Proactive, not punitive
The ethics board is not completely toothless. It is empowered to hold hearings, subpoena witnesses and require the production of books or records it may deem relevant and material, Should any city officer or employee have been found to violate the conduct permitted, contracts could be voided and civil penalties of up to $10,000 extracted. Disciplinary action, including up to termination could result as well as referral for misdemeanor prosecution.
Chair Nace emphasizes his desire for the board to be primarily proactive rather than punitive.
“We expressed to the common council our desire to have the ethics board be more educational in nature,” says Nace, “and hope we can work proactively to prevent future ethical violations. A lot of it seems to be from a lack of awareness and how it applies. In the meeting with the laws and rules I suggested, as the board had suggested, that it’d be a ethics training at hire and an annual update so that people are aware of what the ethical expectations are.”

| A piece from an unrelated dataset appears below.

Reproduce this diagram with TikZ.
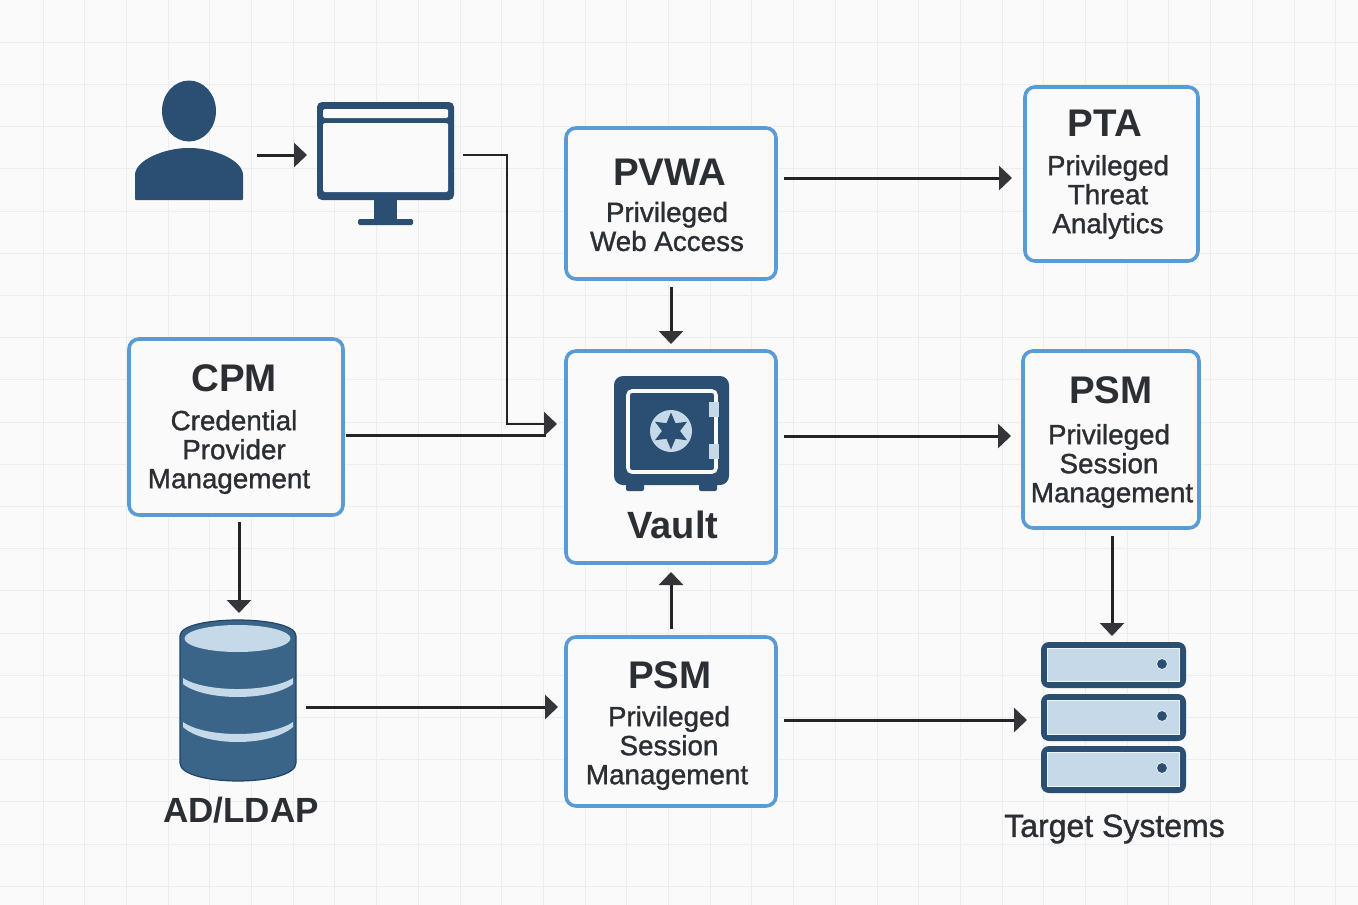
\documentclass[tikz,border=0pt]{standalone}
\usepackage{fontspec}
\setmainfont{Liberation Sans}
\newfontfamily\medfont[FakeBold=1.2]{Liberation Sans}
\usetikzlibrary{arrows.meta}
\definecolor{bgc}{HTML}{FAFAFB}
\definecolor{gridc}{HTML}{ECEDEF}
\definecolor{boxc}{HTML}{5B9BD5}
\definecolor{navy}{HTML}{2A4F73}
\definecolor{dbc}{HTML}{3B6489}
\definecolor{dbline}{HTML}{1F4468}
\definecolor{pale}{HTML}{C5D9E8}
\definecolor{ink}{HTML}{2B2E33}
\definecolor{wire}{HTML}{222426}
\definecolor{headc}{HTML}{333538}
\tikzset{
  x=1pt,y=-1pt,
  panel/.style={draw=boxc,line width=3.6pt,fill=bgc,rounded corners=10pt,inner sep=0,outer sep=0},
  anchorbox/.style={inner sep=0,outer sep=0},
  title/.style={font=\bfseries\fontsize{38.5}{38}\selectfont,text=ink,inner sep=0},
  sub/.style={font=\medfont\fontsize{27.8}{29}\selectfont,text=ink,inner sep=0,align=center},
  arr/.style={draw=wire,line width=3pt,-{Triangle[length=13pt,width=24pt,fill=headc,color=headc]}},
  plainwire/.style={draw=wire,line width=3pt},
}
\begin{document}
\begin{tikzpicture}
\useasboundingbox (0,0) rectangle (1358,905);
\fill[bgc] (0,0) rectangle (1358,905);
\foreach \k in {1,...,32} \draw[gridc,line width=1pt] ({1.3+41.7*\k},0) -- ({1.3+41.7*\k},905);
\foreach \k in {1,...,21} \draw[gridc,line width=1pt] (0,{42.2*\k}) -- (1358,{42.2*\k});

% boxes
\node[panel,minimum width=210pt,minimum height=151pt] (pvwa) at (671,203.5) {};
\node[panel,minimum width=173pt,minimum height=174pt] (pta) at (1111.5,174) {};
\node[panel,minimum width=210pt,minimum height=212pt] (vault) at (671,457) {};
\node[panel,minimum width=214pt,minimum height=176pt] (cpm) at (236,427) {};
\node[panel,minimum width=176pt,minimum height=177pt] (psmr) at (1111,439.5) {};
\node[panel,minimum width=210pt,minimum height=169pt] (psmb) at (671,721.5) {};
\node[anchorbox,minimum width=108pt,minimum height=119pt] (user) at (189,140.5) {};
\node[anchorbox,minimum width=137pt,minimum height=123pt] (mon) at (385.5,163.5) {};
\node[anchorbox,minimum width=116pt,minimum height=161pt] (db) at (238,700.5) {};
\node[anchorbox,minimum width=145pt,minimum height=151pt] (srv) at (1113.5,717.5) {};

% texts
\node[title] (t1) at (670,172.5) {PVWA};
\node[sub] (s1) at (667,226.5) {Privileged\\Web Access};
\node[title] (t2) at (1105,123.5) {PTA};
\node[sub] (s2) at (1108,197) {Privileged\\Threat\\Analytics};
\node[title] (t3) at (234,378.5) {CPM};
\node[sub] (s3) at (234,452) {Credential\\Provider\\Management\hspace*{10pt}};
\node[title] (t4) at (1111,390.5) {PSM};
\node[sub] (s4) at (1109,466) {Privileged\\Session\\\hspace*{6pt}Management};
\node[title] (t5) at (670,675.5) {PSM};
\node[sub] (s5) at (669,748) {Privileged\\Session\\Management\hspace*{4pt}};
\node[font=\bfseries\fontsize{38}{37}\selectfont,text=ink,inner sep=0] (t6) at (673,525) {Vault};
\node[font=\bfseries\fontsize{35}{36}\selectfont,text=ink,inner sep=0] (t7) at (241,810) {AD/LDAP};
\node[font=\medfont\fontsize{32}{32}\selectfont,text=ink,inner sep=0] (t8) at (1114.5,829) {Target Systems};

% user icon
\fill[navy] (189,111) ellipse [x radius=27pt,y radius=30.5pt];
\fill[navy,rounded corners=1pt] (135,200) -- (135,176) .. controls (135,160) and (165,148) .. (189,148) .. controls (213,148) and (243,160) .. (243,176) -- (243,200) -- cycle;

% monitor icon
\fill[navy,rounded corners=1.5pt] (358,219) rectangle (413,225);
\fill[navy] (374,198) rectangle (397,220);
\fill[navy,rounded corners=5pt] (317,102) rectangle (454,200);
\fill[bgc,rounded corners=1.5pt] (323,109) rectangle (448,118);
\fill[bgc,rounded corners=1.5pt] (323,123) rectangle (448,192);

% vault icon
\fill[navy,rounded corners=2pt] (626,480) rectangle (644,491);
\fill[navy,rounded corners=2pt] (699,480) rectangle (717,491);
\fill[navy,rounded corners=9pt] (614,376) rectangle (729,485);
\draw[bgc,line width=3.6pt,rounded corners=4pt] (628,391) rectangle (716,472);
\fill[pale] (709,402) rectangle (719,417);
\fill[pale] (709,444) rectangle (719,459);
\fill[pale] (671,431) circle [radius=21pt];
\begin{scope}[shift={(671,431)}]
\fill[navy] (90:18.5) -- (120:9) -- (150:18.5) -- (180:9) -- (210:18.5) -- (240:9) -- (270:18.5) -- (300:9) -- (330:18.5) -- (0:9) -- (30:18.5) -- (60:9) -- cycle;
\end{scope}

% database icon
\filldraw[fill=dbc,draw=dbline,line width=1.2pt] (180,636) .. controls (180,625) and (210,620) .. (238,620) .. controls (266,620) and (296,625) .. (296,636) -- (296,763) .. controls (296,775) and (266,781) .. (238,781) .. controls (210,781) and (180,775) .. (180,763) -- cycle;
\fill[pale] (237.5,638.5) ellipse [x radius=53pt,y radius=13.5pt];
\fill[pale] (183,678) .. controls (205,692.7) and (270,692.7) .. (293,678) -- (293,684) .. controls (270,701.3) and (205,701.3) .. (183,684) -- cycle;
\fill[pale] (183,722) .. controls (205,738) and (270,738) .. (293,722) -- (293,727) .. controls (270,747) and (205,747) .. (183,727) -- cycle;

% server icon
\foreach \yt/\yb/\yd in {642/688/664,694/741/716,746/793/768} {
  \fill[navy,rounded corners=8pt] (1041,\yt) rectangle (1186,\yb);
  \filldraw[fill=pale,draw=white!70!pale,line width=0.8pt] (1047.5,\yt+6.5) rectangle (1179,\yb-6.5);
  \filldraw[fill=navy,draw=white!60!pale,line width=0.8pt] (1162,\yd) circle [radius=5.5pt];
}

% connectors
\draw[arr] ([shift={(14,14.5)}]user.east) -- ([shift={(-10,-8.5)}]mon.west);
\coordinate (elbow) at (507,424);
\draw[arr,line width=2.4pt] ([shift={(9,-8.5)}]mon.east) -| (elbow) -- ([shift={(-9,-33)}]vault.west);
\draw[plainwire] ([shift={(3,8)}]cpm.east) -- ([shift={(-20,-22)}]vault.west);
\draw[arr] ([shift={(8,-25.5)}]pvwa.east) -- ([shift={(-13,4)}]pta.west);
\draw[arr] ([shift={(0,8)}]pvwa.south) -- ([shift={(0,-7)}]vault.north);
\draw[arr] ([shift={(0,-8)}]psmb.north) -- ([shift={(0,9)}]vault.south);
\draw[arr] ([shift={(8,-21)}]vault.east) -- ([shift={(-12,-3.5)}]psmr.west);
\draw[arr] ([shift={(3,7)}]cpm.south) -- ([shift={(1,-7)}]db.north);
\draw[arr] ([shift={(10,6.5)}]db.east) -- ([shift={(-8,-14.5)}]psmb.west);
\draw[arr] ([shift={(8,-1.5)}]psmb.east) -- ([shift={(-14,2.5)}]srv.west);
\draw[arr] ([shift={(1,8)}]psmr.south) -- ([shift={(-1.5,-6)}]srv.north);
\end{tikzpicture}
\end{document}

An effort is currently under way to have the common council review the code and consider revision to sections that could be made more clear.
“Alderman-at-large Andrea Shaut, members of the ethics board, and corporation counsel are meeting to review the code,” says Nace. “It will be quite a task. It is my hope that it becomes a more easily understood code that becomes clear to a reasonable person.”
The ethics board has been chronically short one member over the years, which, imperils its functioning should recusals prove desirable. While Nace and Micheal Decker have been with the board since 2017 the newer members, Adamis and Barbara Sarah, were both appointed in the summer of 2021. The board remains not fully constituted.
“We have been without a fifth member for quite a while,” says Nace. “We have asked the mayor and common council to appoint someone on more than one occasion. It is my hope they are in that process now.”